Obamacare and the deterioration of private health insurance

Laura Ungar and Jayne O’Donnell write in USA Today about a “reversal of fortunes” in health care. It seems that “poor, long-uninsured patients are getting Medicaid through Obamacare and finally coming to [doctors] for care, but middle-class workers are increasingly staying away.”

They are staying away because, according to Ungar and O’Donnell, “coverage [under employer provided health insurance plans] long considered the gold standard of health insurance now often requires workers to pay so much out-of-pocket that many feel they must skip doctor visits, put off medical procedures, avoid filling prescriptions and ration pills — much as the uninsured have done.”

Obamacare clearly was designed to redistribute income from the well-off to the less well-off. Now it seems, similarly, to be operating to redistribute health care itself.

But how much responsibility does Obamacare bear for the high deductibles that are showing up in employer-provided plans? Clearly, it bears some. As Ungar and O’Donnell point out, Obamacare provides a strong incentive for employers to pare down generous plans so they don’t have to pay a “Cadillac tax” on high-cost coverage in 2018.

On the other hand, even before Obamacare was enacted, some employers had begun paring down their plans due to steeply rising health care costs and corporate belt-tightening induced by the recession. The movement to encourage employees to seek shop for the best value in health care by giving them “skin in the game” did not originate with Obamacare.

It’s probably impossible to quantify Obamacare’s impact on the deductibles in employer plans. However, it certainly has accelerated the deterioration in the quality of these plans. One study cited by Ungar and O’Donnell shows that 2014 saw the largest one-year increase in enrollment in “high-deductible plans” — from 18% to 23% of all covered employees.
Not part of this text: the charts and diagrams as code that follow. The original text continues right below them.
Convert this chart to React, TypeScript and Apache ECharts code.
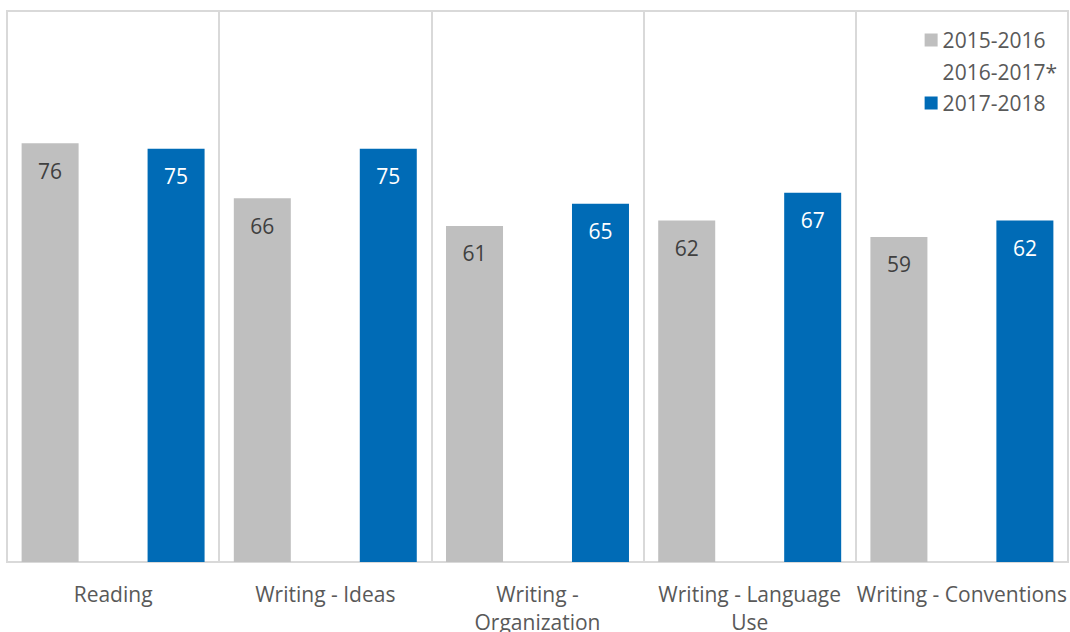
import React, { useEffect, useRef } from "react";
import * as echarts from "echarts";

const categories = [
  "Reading",
  "Writing - Ideas",
  "Writing - Organization",
  "Writing - Language Use",
  "Writing - Conventions",
];
const tickLabels = [
  "Reading",
  "Writing - Ideas",
  "Writing -\nOrganization",
  "Writing - Language\nUse",
  "Writing - Conventions",
];
const seriesNames = ["2015-2016", "2016-2017*", "2017-2018"];
const values2015 = [76, 66, 61, 62, 59];
const values2016: (number | null)[] = [null, null, null, null, null];
const values2017 = [75, 75, 65, 67, 62];

const FONT = "'Open Sans', 'Noto Sans', sans-serif";

export default function App() {
  const ref = useRef<HTMLDivElement>(null);
  useEffect(() => {
    document.body.style.margin = "0";
    const chart = echarts.init(ref.current!, null, { renderer: "svg" });
    const labelMap: Record<string, string> = {};
    categories.forEach((c, i) => (labelMap[c] = tickLabels[i]));
    chart.setOption({
      animation: false,
      textStyle: { fontFamily: FONT },
      grid: {
        left: 7,
        right: 2,
        top: 11,
        bottom: 70,
        outerBoundsMode: "none",
        containLabel: false,
        show: true,
        borderColor: "#d9d9d9",
        borderWidth: 2,
      },
      legend: {
        orient: "vertical",
        right: 8,
        top: 24,
        itemWidth: 13,
        itemHeight: 13,
        itemGap: 9.5,
        icon: "rect",
        textStyle: { color: "#595959", fontSize: 21, lineHeight: 22, fontFamily: FONT },
        data: [
          { name: seriesNames[0] },
          { name: seriesNames[1], itemStyle: { color: "rgba(255,255,255,0)" } },
          { name: seriesNames[2] },
        ],
      },
      xAxis: {
        type: "category",
        data: categories,
        axisTick: { show: false },
        axisLine: { show: true, lineStyle: { color: "#d9d9d9", width: 2 } },
        splitLine: { show: true, lineStyle: { color: "#d9d9d9", width: 2 } },
        axisLabel: {
          color: "#595959",
          fontSize: 21,
          fontFamily: FONT,
          margin: 18,
          lineHeight: 28,
          interval: 0,
          hideOverlap: false,
          formatter: (v: string) => labelMap[v] ?? v,
        },
      },
      yAxis: {
        type: "value",
        min: 0,
        max: 100,
        show: false,
        splitLine: { show: false },
      },
      series: [
        {
          name: seriesNames[0],
          type: "bar",
          data: values2015,
          barWidth: 57,
          barGap: "10.5%",
          itemStyle: { color: "#bfbfbf" },
          label: {
            show: true,
            position: "insideTop",
            distance: 17,
            color: "#404040",
            fontSize: 21,
            fontFamily: FONT,
          },
        },
        {
          name: seriesNames[1],
          type: "bar",
          data: values2016,
          barWidth: 57,
          barGap: "10.5%",
          itemStyle: { color: "rgba(255,255,255,0)" },
        },
        {
          name: seriesNames[2],
          type: "bar",
          data: values2017,
          barWidth: 57,
          barGap: "10.5%",
          itemStyle: { color: "#006bb6" },
          label: {
            show: true,
            position: "insideTop",
            distance: 17,
            color: "#ffffff",
            fontSize: 21,
            fontFamily: FONT,
          },
        },
      ],
    });
    return () => chart.dispose();
  }, []);
  return <div ref={ref} style={{ width: 1070, height: 632 }} />;
}
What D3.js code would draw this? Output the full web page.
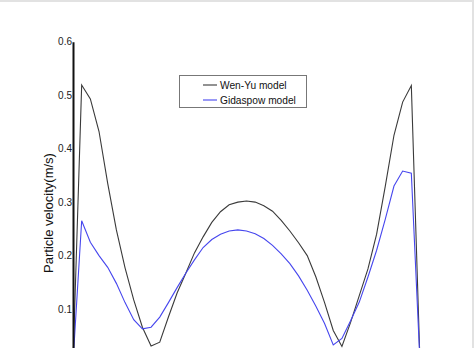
<!DOCTYPE html>
<html>
<head>
<meta charset="utf-8">
<script src="https://cdn.jsdelivr.net/npm/d3@7"></script>
<style>
  html, body { margin: 0; padding: 0; background: #fff; }
  svg { display: block; font-family: Arial, "Liberation Sans", sans-serif; }
</style>
</head>
<body>
<div id="chart"></div>
<script>
// dimensionless radial position (wall to wall)
const positions = [0, 0.025, 0.05, 0.075, 0.1, 0.125, 0.15, 0.175, 0.2, 0.225,
  0.25, 0.275, 0.3, 0.325, 0.35, 0.375, 0.4, 0.425, 0.45, 0.475,
  0.5, 0.525, 0.55, 0.575, 0.6, 0.625, 0.65, 0.675, 0.7, 0.725,
  0.75, 0.775, 0.8, 0.825, 0.85, 0.875, 0.9, 0.925, 0.95, 0.975, 1];

const wenYu = [0, 0.519, 0.493, 0.432, 0.335, 0.248, 0.177, 0.117, 0.066, 0.031,
  0.038, 0.085, 0.13, 0.167, 0.205, 0.235, 0.262, 0.282, 0.295, 0.300,
  0.302, 0.300, 0.293, 0.283, 0.266, 0.246, 0.224, 0.200, 0.160, 0.112,
  0.060, 0.030, 0.075, 0.125, 0.175, 0.240, 0.330, 0.425, 0.487, 0.518, 0];

const gidaspow = [0, 0.265, 0.225, 0.200, 0.178, 0.148, 0.112, 0.080, 0.063, 0.066,
  0.085, 0.112, 0.140, 0.167, 0.192, 0.215, 0.230, 0.240, 0.246, 0.248,
  0.246, 0.241, 0.232, 0.219, 0.203, 0.185, 0.162, 0.135, 0.105, 0.073,
  0.033, 0.045, 0.078, 0.113, 0.160, 0.210, 0.268, 0.330, 0.358, 0.354, 0];

const seriesNames = ['Wen-Yu model', 'Gidaspow model'];
const seriesColors = ['#3a3a3a', '#4646ee'];
const yTicks = [0.1, 0.2, 0.3, 0.4, 0.5, 0.6];

const W = 474, H = 348;

const svg = d3.select('#chart').append('svg')
  .attr('width', W)
  .attr('height', H);

svg.append('rect').attr('width', W).attr('height', H).style('fill', '#fff');
// scan border from the source figure
svg.append('rect').attr('x', 0).attr('y', 0).attr('width', W).attr('height', 2).style('fill', '#e2e2e2');
svg.append('rect').attr('x', 472).attr('y', 0).attr('width', 2).attr('height', H).style('fill', '#e2e2e2');

const x = d3.scaleLinear().domain([0, 1]).range([73, 420]);
const y = d3.scaleLinear().domain([0, 0.6]).range([362.5, 41.7]);

// Curves
const data = [wenYu, gidaspow];
data.forEach((vals, k) => {
  const line = d3.line()
    .x((d, i) => x(positions[i]))
    .y(d => y(d));
  svg.append('path')
    .datum(vals)
    .attr('d', line)
    .style('fill', 'none')
    .style('stroke', seriesColors[k])
    .style('stroke-width', 1.1);
});

// Eje Y
const yAxis = svg.append('g')
  .attr('transform', 'translate(73,0)')
  .call(d3.axisLeft(y).tickValues(yTicks).tickSize(0).tickSizeOuter(0).tickPadding(1)
    .tickFormat(d3.format('.1f')));
yAxis.select('.domain').style('stroke', '#111').style('stroke-width', 2);
yAxis.selectAll('text')
  .style('font-size', '10px')
  .style('font-family', 'Arial, "Liberation Sans", sans-serif')
  .style('fill', '#222');

svg.append('text')
  .attr('transform', 'translate(53,213) rotate(-90)')
  .attr('text-anchor', 'middle')
  .style('font-size', '13px')
  .style('fill', '#111')
  .text('Particle velocity(m/s)');

// Leyenda
const legend = svg.append('g');
legend.append('rect')
  .attr('x', 179.5).attr('y', 75.5)
  .attr('width', 127).attr('height', 32)
  .style('fill', '#fff')
  .style('stroke', '#777')
  .style('stroke-width', 1);

seriesNames.forEach((name, k) => {
  const ly = 85 + k * 15;
  legend.append('line')
    .attr('x1', 203).attr('x2', 217)
    .attr('y1', ly).attr('y2', ly)
    .style('stroke', seriesColors[k])
    .style('stroke-width', 1.1);
  legend.append('text')
    .attr('x', 220).attr('y', ly)
    .attr('dy', '0.35em')
    .style('font-size', '10.2px')
    .style('fill', '#111')
    .text(name);
});
</script>
</body>
</html>
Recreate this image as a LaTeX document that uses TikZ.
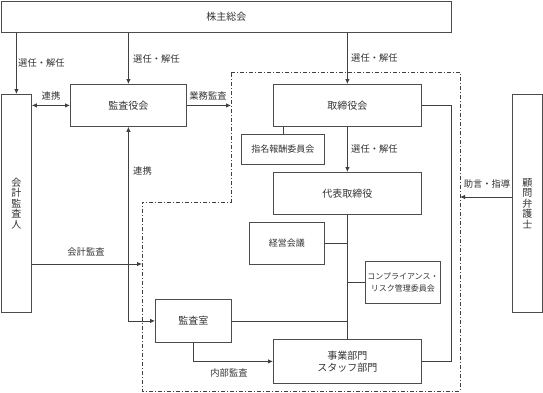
\documentclass[tikz,border=0pt]{standalone}
\usepackage{fontspec}
\setmainfont{Noto Sans CJK JP}
\usetikzlibrary{arrows.meta,calc}
\tikzset{
  box/.style={draw=black!70, line width=0.8pt, inner sep=0pt, align=center, font=\fontsize{10}{12}\selectfont, text=black!80, anchor=north west},
  conn/.style={draw=black!75, line width=0.8pt},
  arr/.style={conn, -{Latex[length=5pt,width=4.5pt]}},
  darr/.style={conn, {Latex[length=5pt,width=4.5pt]}-{Latex[length=5pt,width=4.5pt]}},
  lbl/.style={font=\fontsize{9.3}{11}\selectfont, text=black!80, inner sep=0pt},
  region/.style={draw=black!75, line width=0.8pt, dash pattern=on 4pt off 2pt on 1pt off 2pt}
}
\begin{document}
\begin{tikzpicture}[x=1pt,y=-1pt]
\useasboundingbox (0,0) rectangle (543,392);
% region boundary
\coordinate (r1) at (231,72);
\coordinate (r2) at (460,72);
\coordinate (r3) at (460,391);
\coordinate (r4) at (142,391);
\coordinate (r5) at (142,202);
\coordinate (r6) at (231,202);
\draw[region] (r1) -- (r2) -- (r3) -- (r4) -- (r5) -- (r6) -- cycle;

% boxes
\node[box, minimum width=450, minimum height=31] (soukai) at (1,1) {株主総会};
\node[box, minimum width=30, minimum height=218, font=\fontsize{10}{10.5}\selectfont] (kaikei) at (1,94) {会\\計\\監\\査\\人};
\node[box, minimum width=116, minimum height=42] (kansayaku) at (70,84) {監査役会};
\node[box, minimum width=148, minimum height=42] (torishimari) at (273,84) {取締役会};
\node[box, minimum width=83, minimum height=30, font=\fontsize{9}{11}\selectfont] (shimei) at (241,134) {指名報酬委員会};
\node[box, minimum width=148, minimum height=42] (daihyo) at (273,172) {代表取締役};
\node[box, minimum width=75, minimum height=42, font=\fontsize{9}{11}\selectfont] (keiei) at (249,222) {経営会議};
\node[box, minimum width=75, minimum height=42, font=\fontsize{8}{12}\selectfont] (comp) at (365,261) {コンプライアンス・\\リスク管理委員会};
\node[box, minimum width=76, minimum height=43] (kansashitsu) at (155,299) {監査室};
\node[box, minimum width=148, minimum height=44] (jigyo) at (273,339) {事業部門\\スタッフ部門};
\node[box, minimum width=30, minimum height=218, font=\fontsize{10}{10.5}\selectfont] (komon) at (512,94) {顧\\問\\弁\\護\\士};

% connectors from shareholders
\draw[arr] (kaikei.north |- soukai.south) -- (kaikei.north);
\draw[arr] (kansayaku.north |- soukai.south) -- (kansayaku.north);
\draw[arr] (torishimari.north |- soukai.south) -- (torishimari.north);
\node[lbl, anchor=west] (l1) at (18,63) {選任・解任};
\node[lbl, anchor=west] (l2) at (133,59) {選任・解任};
\node[lbl, anchor=west] (l3) at (351,58) {選任・解任};

% audit board links
\draw[darr] (kaikei.east |- kansayaku.west) -- (kansayaku.west);
\node[lbl] (l4) at (51,96) {連携};
\coordinate (gyomu) at (kansayaku.east -| r1);
\draw[arr] (kansayaku.east) -- (gyomu);
\node[lbl] (l5) at (208,96) {業務監査};
\draw[darr] (kansayaku.south) |- (kansashitsu.west);
\node[lbl, anchor=west] (l6) at (133,171) {連携};
\coordinate (kk) at (142,264);
\draw[arr] (kaikei.east |- kk) -- (kk);
\node[lbl] (l7) at (86,252) {会計監査};

% board internals
\draw[conn] (shimei.north |- torishimari.south) -- (shimei.north);
\draw[arr] (torishimari.south) -- (daihyo.north);
\node[lbl, anchor=west] (l8) at (351,149) {選任・解任};
\draw[conn] (daihyo.south) -- (jigyo.north);
\draw[conn] (keiei.east) -- (keiei.east -| daihyo.south);
\draw[conn] (comp.west) -- (comp.west -| daihyo.south);
\draw[conn] (kansashitsu.east) -- (kansashitsu.east -| daihyo.south);
\draw[arr] (kansashitsu.south) |- (jigyo.west);
\node[lbl] (l9) at (229,373) {内部監査};
\draw[conn] (torishimari.east) -- ++(30,0) |- (jigyo.east);

% legal advisor
\coordinate (jg) at (460,197);
\draw[arr] (komon.west |- jg) -- (jg);
\node[lbl] (l10) at (487,184) {助言・指導};
\end{tikzpicture}
\end{document}
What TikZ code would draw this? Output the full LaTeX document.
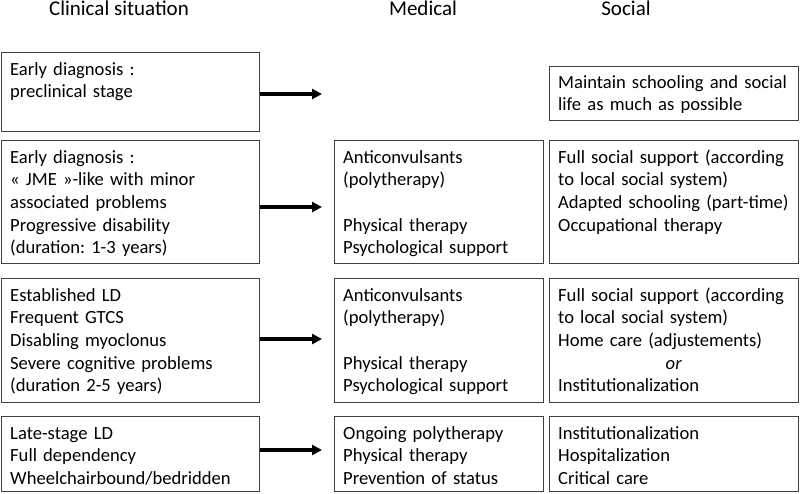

Obamacare adversely affects employer plans in other ways as well. For example, United Parcel Service removed thousands of spouses from its plan, citing the fact that they are eligible for medical coverage elsewhere.

Whatever one concludes about the causes of the deteriorating quality of employer plans, the effects seem clear. Most obviously, as noted above, people are foregoing needed treatment. According to one study, nearly 30 percent of privately insured, working-age Americans with deductibles of at least 5% of their income had a medical problem but didn’t go to the doctor. And many doctors say it’s only a matter of time before the middle class begins crowding emergency rooms.

It seems likely to me that the architects of Obamacare anticipated the deterioration of employer plans and intended to hasten it. After all, the biggest obstacle to national health insurance along the lines of Canada and Great Britain, the real objective of the left, has been the fact that so many Americans liked their health insurance plans.

But though the Obamacare architects may well succeed in causing people no longer to like their private plans, they will probably thereby create a new obstacle to national health insurance — massive resentment over Obamacare. At this point, who other than an out-and-out leftist would trust the federal government to take complete control over health insurance and our health care system?